For older families, one could be approaching retirement or planning for their retirement. At this stage, you and your spouse may also have health concerns or medical needs that should be taken into account. Assets owned are probably at their highest and although you may have children whom are married sometime you may still need to provide some financial support to these members. Since there are so many life changing events during this stage is it important to consider some of the following to guarantee proper estate planning.

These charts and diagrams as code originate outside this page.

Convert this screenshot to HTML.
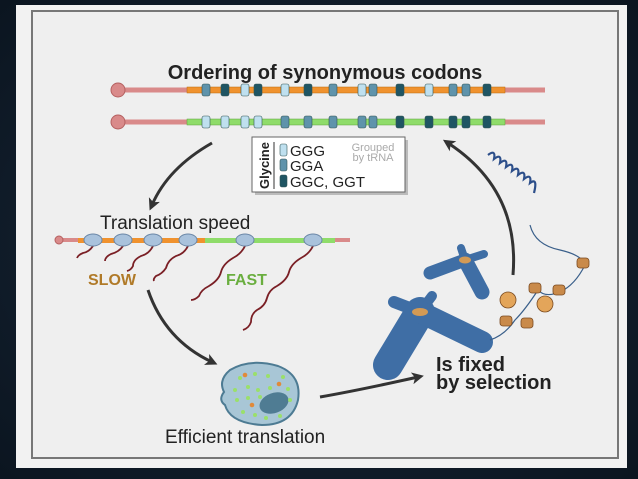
<!DOCTYPE html>
<html><head><meta charset="utf-8"><style>
body{margin:0;width:638px;height:479px;background:#0f1a28;overflow:hidden}
svg{display:block}
text{font-family:"Liberation Sans",sans-serif}
</style></head><body>
<svg width="638" height="479" viewBox="0 0 638 479">
<defs>
<radialGradient id="bg" cx="50%" cy="50%" r="70%"><stop offset="0" stop-color="#1a2a3c"/><stop offset="1" stop-color="#0b1520"/></radialGradient>
<marker id="ah" markerWidth="12" markerHeight="12" refX="6" refY="6" orient="auto" markerUnits="userSpaceOnUse"><path d="M0,0 L12,6 L0,12 L3,6z" fill="#333"/></marker>
</defs>
<rect width="638" height="479" fill="url(#bg)"/>
<rect x="16" y="5" width="611" height="463" fill="#f2f2f2"/>
<rect x="32" y="11" width="586" height="447" fill="#efefef" stroke="#777" stroke-width="2"/>
<text x="325" y="79" font-size="20" font-weight="bold" text-anchor="middle" fill="#222">Ordering of synonymous codons</text>
<g>
<line x1="118" y1="90" x2="545" y2="90" stroke="#d98a8a" stroke-width="5"/>
<circle cx="118" cy="90" r="7" fill="#d98a8a" stroke="#b56060"/>
<rect x="187" y="87" width="318" height="6" fill="#f0922e" stroke="#b86a10" stroke-width="0.5"/>
<line x1="118" y1="122" x2="545" y2="122" stroke="#d98a8a" stroke-width="5"/>
<circle cx="118" cy="122" r="7" fill="#d98a8a" stroke="#b56060"/>
<rect x="187" y="119" width="318" height="6" fill="#8fdc6a" stroke="#5aa03a" stroke-width="0.5"/>
</g>
<g stroke="#355" stroke-width="0.6">
<rect x="202" y="84" width="8" height="12" rx="2" fill="#5f93ab"/>
<rect x="221" y="84" width="8" height="12" rx="2" fill="#1f5563"/>
<rect x="241" y="84" width="8" height="12" rx="2" fill="#bfe0ef"/>
<rect x="254" y="84" width="8" height="12" rx="2" fill="#1f5563"/>
<rect x="281" y="84" width="8" height="12" rx="2" fill="#bfe0ef"/>
<rect x="304" y="84" width="8" height="12" rx="2" fill="#1f5563"/>
<rect x="329" y="84" width="8" height="12" rx="2" fill="#5f93ab"/>
<rect x="358" y="84" width="8" height="12" rx="2" fill="#bfe0ef"/>
<rect x="369" y="84" width="8" height="12" rx="2" fill="#5f93ab"/>
<rect x="396" y="84" width="8" height="12" rx="2" fill="#1f5563"/>
<rect x="425" y="84" width="8" height="12" rx="2" fill="#bfe0ef"/>
<rect x="449" y="84" width="8" height="12" rx="2" fill="#5f93ab"/>
<rect x="462" y="84" width="8" height="12" rx="2" fill="#5f93ab"/>
<rect x="483" y="84" width="8" height="12" rx="2" fill="#1f5563"/>
<rect x="202" y="116" width="8" height="12" rx="2" fill="#bfe0ef"/>
<rect x="221" y="116" width="8" height="12" rx="2" fill="#bfe0ef"/>
<rect x="241" y="116" width="8" height="12" rx="2" fill="#bfe0ef"/>
<rect x="254" y="116" width="8" height="12" rx="2" fill="#bfe0ef"/>
<rect x="281" y="116" width="8" height="12" rx="2" fill="#5f93ab"/>
<rect x="304" y="116" width="8" height="12" rx="2" fill="#5f93ab"/>
<rect x="329" y="116" width="8" height="12" rx="2" fill="#5f93ab"/>
<rect x="358" y="116" width="8" height="12" rx="2" fill="#5f93ab"/>
<rect x="369" y="116" width="8" height="12" rx="2" fill="#5f93ab"/>
<rect x="396" y="116" width="8" height="12" rx="2" fill="#1f5563"/>
<rect x="425" y="116" width="8" height="12" rx="2" fill="#1f5563"/>
<rect x="449" y="116" width="8" height="12" rx="2" fill="#1f5563"/>
<rect x="462" y="116" width="8" height="12" rx="2" fill="#1f5563"/>
<rect x="483" y="116" width="8" height="12" rx="2" fill="#1f5563"/>
</g>
<rect x="255" y="140" width="153" height="55" fill="#bbb"/>
<rect x="252" y="137" width="153" height="55" fill="#fff" stroke="#666"/>
<text transform="translate(269,189) rotate(-90)" font-size="13" font-weight="bold" fill="#222">Glycine</text>
<line x1="274" y1="142" x2="274" y2="189" stroke="#333"/>
<g stroke="#355" stroke-width="0.6">
<rect x="280" y="144" width="7" height="12" rx="2" fill="#bfe0ef"/>
<rect x="280" y="159" width="7" height="12" rx="2" fill="#5f93ab"/>
<rect x="280" y="175" width="7" height="12" rx="2" fill="#1f5563"/>
</g>
<text x="290" y="156" font-size="15" fill="#222">GGG</text>
<text x="290" y="171" font-size="15" fill="#222">GGA</text>
<text x="290" y="187" font-size="15" fill="#222">GGC, GGT</text>
<text x="373" y="151" font-size="11" fill="#aaa" text-anchor="middle">Grouped</text>
<text x="373" y="161" font-size="11" fill="#aaa" text-anchor="middle">by tRNA</text>
<path d="M212,143 Q168,168 152,205" fill="none" stroke="#333" stroke-width="3" marker-end="url(#ah)"/>
<path d="M148,290 Q165,340 212,362" fill="none" stroke="#333" stroke-width="3" marker-end="url(#ah)"/>
<path d="M320,397 Q360,390 418,377" fill="none" stroke="#333" stroke-width="3" marker-end="url(#ah)"/>
<path d="M513,275 Q520,190 448,143" fill="none" stroke="#333" stroke-width="3" marker-end="url(#ah)"/>
<text x="100" y="229" font-size="19" fill="#222">Translation speed</text>
<line x1="58" y1="240" x2="350" y2="240" stroke="#d98a8a" stroke-width="4"/>
<circle cx="59" cy="240" r="4" fill="#d98a8a" stroke="#b56060"/>
<rect x="78" y="238" width="127" height="5" fill="#f0922e"/>
<rect x="205" y="238" width="130" height="5" fill="#8fdc6a"/>
<g fill="none" stroke="#7a1f25" stroke-width="1.8">
<path d="M93,246 q-4,6 -10,7 q-5,2 -6,5"/>
<path d="M123,246 q-4,6 -12,8 q-6,3 -6,7"/>
<path d="M153,246 q-4,8 -12,10 q-8,4 -8,10 q-2,4 -6,5"/>
<path d="M188,246 q-4,8 -12,10 q-8,4 -10,12 q-4,6 -10,8 q-3,3 -2,5"/>
<path d="M245,246 q-4,8 -12,12 q-10,6 -12,14 q-2,8 -12,14 q-8,4 -10,10 q-4,4 -8,4"/>
<path d="M313,246 q-4,8 -12,12 q-10,6 -12,14 q-2,8 -12,14 q-8,4 -10,12 q-2,8 -10,12 q-6,4 -6,12 q-2,6 -8,8"/>
</g>
<g fill="#a9c2dc" stroke="#6a86a6">
<ellipse cx="93" cy="240" rx="9" ry="6"/><ellipse cx="123" cy="240" rx="9" ry="6"/>
<ellipse cx="153" cy="240" rx="9" ry="6"/><ellipse cx="188" cy="240" rx="9" ry="6"/>
<ellipse cx="245" cy="240" rx="9" ry="6"/><ellipse cx="313" cy="240" rx="9" ry="6"/>
</g>
<text x="88" y="285" font-size="16" font-weight="bold" fill="#b07a28">SLOW</text>
<text x="226" y="285" font-size="16" font-weight="bold" fill="#6aae3f">FAST</text>
<path d="M230,370 Q250,358 278,366 Q302,375 298,400 Q292,425 262,425 Q230,423 225,405 Q218,400 224,392 Q218,380 230,370z" fill="#a8c6d6" stroke="#4d7b93" stroke-width="2"/>
<ellipse cx="274" cy="403" rx="15" ry="10" fill="#4f7c93" transform="rotate(-20 274 403)"/>
<g fill="#9ae06a"><circle cx="240" cy="378" r="2"/><circle cx="255" cy="374" r="2"/><circle cx="268" cy="376" r="2"/><circle cx="283" cy="377" r="2"/><circle cx="235" cy="390" r="2"/><circle cx="248" cy="387" r="2"/><circle cx="258" cy="390" r="2"/><circle cx="270" cy="388" r="2"/><circle cx="288" cy="389" r="2"/><circle cx="237" cy="400" r="2"/><circle cx="248" cy="398" r="2"/><circle cx="260" cy="397" r="2"/><circle cx="290" cy="400" r="2"/><circle cx="243" cy="412" r="2"/><circle cx="255" cy="415" r="2"/><circle cx="266" cy="418" r="2"/><circle cx="280" cy="416" r="2"/></g>
<g fill="#e08a3a"><circle cx="245" cy="375" r="2.3"/><circle cx="279" cy="384" r="2.3"/><circle cx="252" cy="405" r="2.3"/></g>
<text x="165" y="443" font-size="19" fill="#222">Efficient translation</text>
<!-- chromosomes -->
<g stroke="#3f6ea5" stroke-linecap="round" fill="none">
<line x1="465" y1="260" x2="461" y2="248" stroke-width="8"/>
<line x1="465" y1="260" x2="484" y2="254" stroke-width="8"/>
<line x1="465" y1="260" x2="430" y2="273" stroke-width="13"/>
<line x1="465" y1="260" x2="482" y2="292" stroke-width="15"/>
<line x1="420" y1="312" x2="432" y2="296" stroke-width="10"/>
<line x1="420" y1="312" x2="394" y2="302" stroke-width="12"/>
<line x1="420" y1="312" x2="388" y2="365" stroke-width="30"/>
<line x1="420" y1="312" x2="482" y2="342" stroke-width="22"/>
</g>
<ellipse cx="420" cy="312" rx="8" ry="4" fill="#d39a55"/>
<ellipse cx="465" cy="260" rx="6" ry="3.5" fill="#d39a55"/>
<path d="M488,155 q8,-6 6,4 q8,-6 6,4 q8,-6 6,4 q8,-6 6,4 q8,-6 6,4 q8,-6 6,4 q8,-6 6,4 q8,-6 4,10" fill="none" stroke="#2d4f8a" stroke-width="2.2"/>
<path d="M530,225 Q535,245 560,250 Q582,255 585,265 Q575,285 560,292 Q545,298 538,290 Q525,310 515,320 Q505,335 490,340" fill="none" stroke="#3a5f8a" stroke-width="1.2"/>
<g fill="#c98a4a" stroke="#7a4a20" stroke-width="0.8">
<rect x="577" y="258" width="12" height="10" rx="3"/>
<rect x="529" y="283" width="12" height="10" rx="3"/>
<rect x="553" y="285" width="12" height="10" rx="3"/>
<rect x="500" y="316" width="12" height="10" rx="3"/>
<rect x="521" y="318" width="12" height="10" rx="3"/>
</g>
<g fill="#e3a55a" stroke="#7a4a20" stroke-width="0.8">
<circle cx="508" cy="300" r="8"/><circle cx="545" cy="304" r="8"/>
</g>
<text x="436" y="371" font-size="20" font-weight="bold" fill="#222">Is fixed</text>
<text x="436" y="389" font-size="20" font-weight="bold" fill="#222">by selection</text>
</svg>
</body></html>
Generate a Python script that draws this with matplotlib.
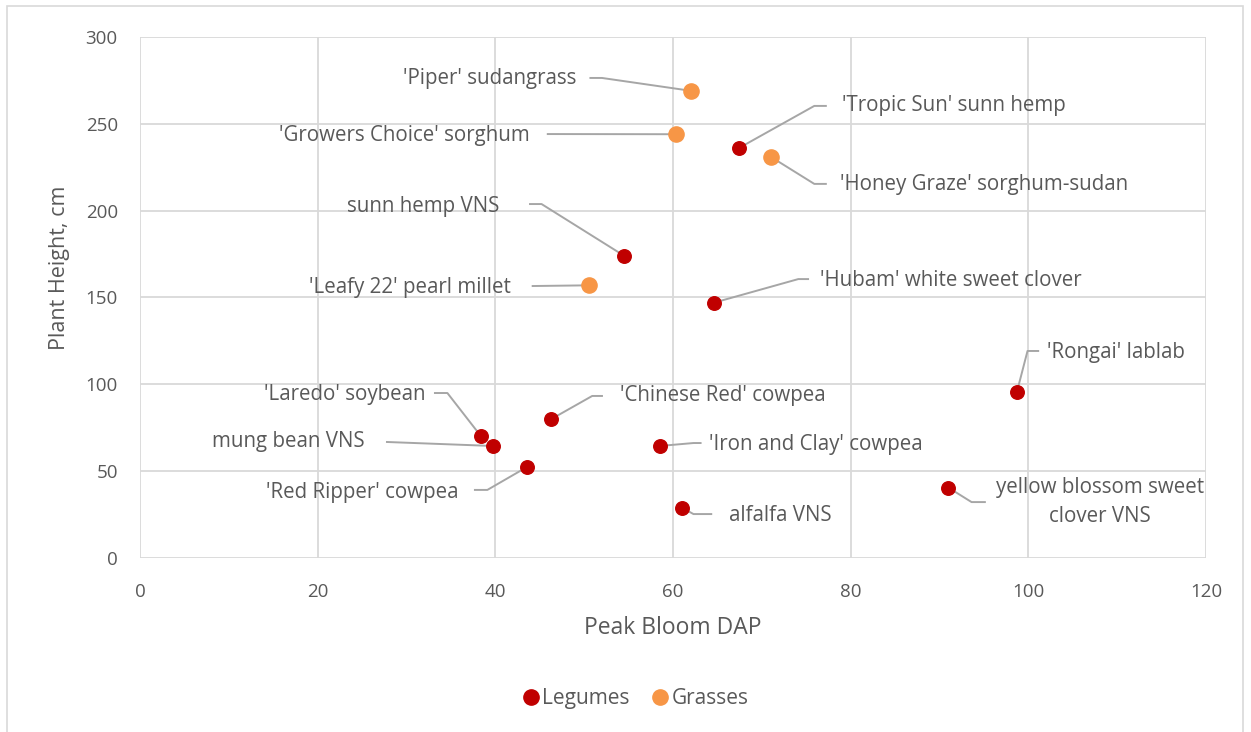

- Continue to assess your financial and personal status, needs, goals and priorities. Soon you may consider selling your home and move to a desired environment or you may wish you spend your retirement travelling;
- Continue to annually review your Will. At this time you can choose to use your money for personal adventures for yourself and your spouse and leave the remaining money to your children. Alternatively, you may want to leave money for your grandchildren’s education or provide a starting point for their lives. You may also choose to disinherit an individual from your Will or create new clauses that correspond to your wants. Here you must make sure that your lawyer uses accurate and appropriate words in order to prevent your Will from being contested at another time.
- Again, re-assess your executor and trustee. You may also wish to appoint a co-executor and co-trustee if necessary.
- Seek professional advice in order to reduce taxes consequences for your beneficiaries.